At the same time, ever more belligerent statements from Khamenei and the Revolutionary Guards are beginning to drown out Rouhani and Zarif’s charm offensive towards the United States. “Our policy toward the arrogant US government won’t change at all,” Khamenei assured the Iranian pubic in his July 18, 2015 address marking the end of Ramadan, specifically mentioning the regime’s support of “the innocent nations of Palestine and Yemen, the nation and governments of Syria and Iraq, the innocent people of Bahrain, and the sincere holy warriors of The Resistance in Lebanon and Palestine, who will continuously enjoy our support.” Major General Mohammad-Ali (Aziz) Jafari, Revolutionary Guard chief commander, used his first commentary on the nuclear agreement to condemn the United Nations Security Council Resolution endorsing the deal: “Some elements in the draft are specifically contrary and opposed to the major red lines of the Islamic Republic of Iran, in particular concerning arms capabilities, and we will never accept it.”

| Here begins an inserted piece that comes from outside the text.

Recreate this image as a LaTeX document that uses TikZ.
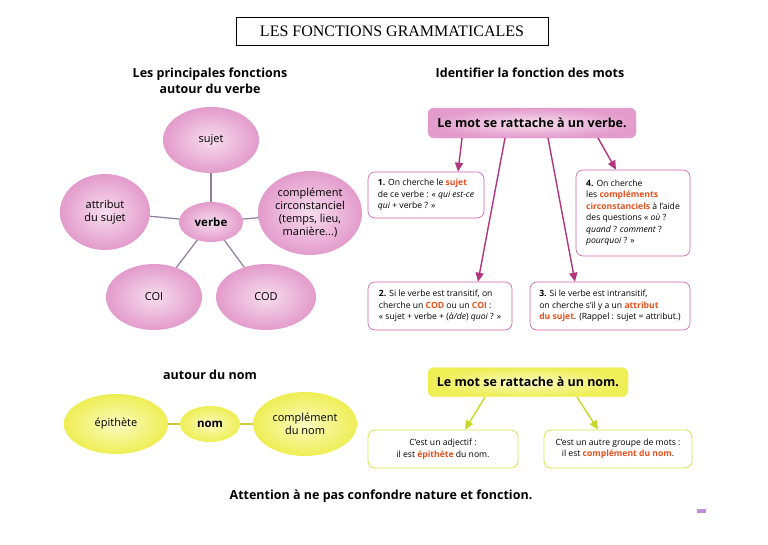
\documentclass[tikz,border=0pt]{standalone}
\usepackage{fontspec}
\setmainfont{Open Sans}
\newfontfamily\titlefont{Liberation Serif}
\usetikzlibrary{arrows.meta,shadings,shapes.geometric}
\definecolor{pinkE}{HTML}{E39BCB}
\definecolor{pinkC}{HTML}{F7DDEE}
\definecolor{pinkB}{HTML}{D25FA8}
\definecolor{yelE}{HTML}{EEEE55}
\definecolor{yelC}{HTML}{FBFBC0}
\definecolor{yelB}{HTML}{D6E64A}
\definecolor{orangeT}{HTML}{E8501E}
\definecolor{arrP}{HTML}{B0347E}
\definecolor{arrY}{HTML}{C5D82A}
\definecolor{lineG}{HTML}{8E7C9A}
\newcommand{\hl}[1]{\textcolor{orangeT}{\textbf{#1}}}
\tikzset{
 x=1pt,y=-1pt,
 pel/.style={ellipse,inner color=pinkC,outer color=pinkE,align=center,font=\fontsize{11}{13}\selectfont,inner sep=0pt},
 yel/.style={ellipse,inner color=yelC,outer color=yelE,align=center,font=\fontsize{11}{13}\selectfont,inner sep=0pt},
 qbox/.style={draw=pinkB,line width=0.6pt,rounded corners=7pt,fill=white,font=\fontsize{8.6}{11.5}\selectfont,align=left,inner sep=3pt},
 ybox/.style={draw=yelB,line width=0.8pt,rounded corners=7pt,fill=white,font=\fontsize{8.6}{11.5}\selectfont,align=center},
 parr/.style={-{Triangle[length=9pt,width=8pt]},arrP,line width=1.4pt},
 yarr/.style={-{Triangle[length=9pt,width=8pt]},arrY,line width=1.4pt},
 conn/.style={lineG,line width=1.2pt},
 head/.style={font=\bfseries\fontsize{12.5}{16}\selectfont,align=center},
 banner/.style={rounded corners=6pt,font=\bfseries\fontsize{12.5}{15}\selectfont},
}
\begin{document}
\begin{tikzpicture}
\useasboundingbox (0,0) rectangle (768,544);
\node[draw,line width=0.8pt,minimum width=312pt,minimum height=28pt,font=\titlefont\fontsize{16}{18}\selectfont] (title) at (392,31) {LES FONCTIONS GRAMMATICALES};
\node[head] (h1) at (210,81) {Les principales fonctions\\autour du verbe};
\node[pel,minimum width=96pt,minimum height=66pt] (sujet) at (211,140) {sujet};
\node[pel,minimum width=90pt,minimum height=76pt] (attr) at (105,212) {attribut\\du sujet};
\node[pel,minimum width=104pt,minimum height=84pt] (comp) at (310,213) {complément\\circonstanciel\\(temps, lieu,\\manière...)};
\node[pel,minimum width=96pt,minimum height=66pt] (coi) at (154,297) {COI};
\node[pel,minimum width=100pt,minimum height=66pt] (cod) at (266,297) {COD};
\coordinate (vc) at (211,222);
\draw[conn] (vc) -- (sujet); \draw[conn] (vc) -- (attr);
\draw[conn] (vc) -- (comp); \draw[conn] (vc) -- (coi); \draw[conn] (vc) -- (cod);
\node[pel,minimum width=64pt,minimum height=40pt,font=\bfseries\fontsize{11.5}{13}\selectfont] (verbe) at (vc) {verbe};
\node[head] (h2) at (210,375) {autour du nom};
\node[yel,minimum width=104pt,minimum height=60pt] (epi) at (116,424) {épithète};
\node[yel,minimum width=104pt,minimum height=64pt] (cdn) at (305,424) {complément\\du nom};
\draw[conn,yelE!70!olive] (epi) -- (cdn);
\node[yel,minimum width=60pt,minimum height=36pt,font=\bfseries\fontsize{11.5}{13}\selectfont] (nom) at (210,424) {nom};
\node[head] (h3) at (530,73) {Identifier la fonction des mots};
\node[banner,inner color=pinkC,outer color=pinkE,draw=pinkE,minimum width=208pt,minimum height=30pt] (mv) at (532,123) {Le mot se rattache à un verbe.};
\node[qbox,minimum width=116pt,minimum height=46pt] (b1) at (426,195) {\textbf{1.} On cherche le \hl{sujet}\\de ce verbe : « \textit{qui est-ce}\\\textit{qui} + verbe ? »};
\node[qbox,minimum width=114pt,minimum height=86pt] (b4) at (633,213) {\textbf{4.} On cherche\\les \hl{compléments}\\\hl{circonstanciels} à l'aide\\des questions « \textit{où} ?\\\textit{quand} ? \textit{comment} ?\\\textit{pourquoi} ? »};
\node[qbox,minimum width=144pt,minimum height=48pt] (b2) at (440,306) {\textbf{2.} Si le verbe est transitif, on\\cherche un \hl{COD} ou un \hl{COI} :\\« sujet + verbe + (\textit{à/de}) \textit{quoi} ? »};
\node[qbox,minimum width=160pt,minimum height=48pt] (b3) at (610,306) {\textbf{3.} Si le verbe est intransitif,\\on cherche s'il y a un \hl{attribut}\\\hl{du sujet}. (Rappel : sujet = attribut.)};
\coordinate (m1) at (462,138); \coordinate (m2) at (505,138);
\coordinate (m3) at (548,138); \coordinate (m4) at (598,138);
\draw[parr] (m1) -- (b1.north -| 458,0);
\draw[parr] (m2) -- (b2.north -| 478,0);
\draw[parr] (m3) -- (b3.north -| 575,0);
\draw[parr] (m4) -- (b4.north -| 616,0);
\node[banner,inner color=yelC,outer color=yelE,draw=yelE,minimum width=200pt,minimum height=29pt] (mn) at (528,382) {Le mot se rattache à un nom.};
\node[ybox,minimum width=150pt,minimum height=38pt] (b5) at (443,449) {C'est un adjectif :\\il est \hl{épithète} du nom.};
\node[ybox,minimum width=148pt,minimum height=38pt] (b6) at (618,449) {C'est un autre groupe de mots :\\il est \hl{complément du nom}.};
\coordinate (n1) at (485,397); \coordinate (n2) at (577,397);
\draw[yarr] (n1) -- (b5.north -| 465,0);
\draw[yarr] (n2) -- (b6.north -| 598,0);
\node[font=\bfseries\fontsize{12.5}{15}\selectfont] (att) at (381,496) {Attention à ne pas confondre nature et fonction.};
\fill[pinkB!70!blue!60] (697,509) rectangle (706,513);
\end{tikzpicture}
\end{document}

The cumulative impact of these efforts could be disastrous for Rouhani and his team. Deserted by their network, possibly abandoned by the voters who – either out of frustrated expectations or because of the manipulations of the Guardian Council – choose to stay home rather than vote for the government, and facing the Revolutionary Guards, Rouhani may face a disaster: his own political career, the nuclear agreement, succession after Khamenei, and ultimately control over the Islamic Republic may be slipping from his hands.
In Washington and European capitals, the nuclear agreement is being sold in part as an effort to bolster Rouhani against more hard-line forces. The opposite, however, may well play out. The nuclear deal with Iran may in fact be an investment in a sinking ship.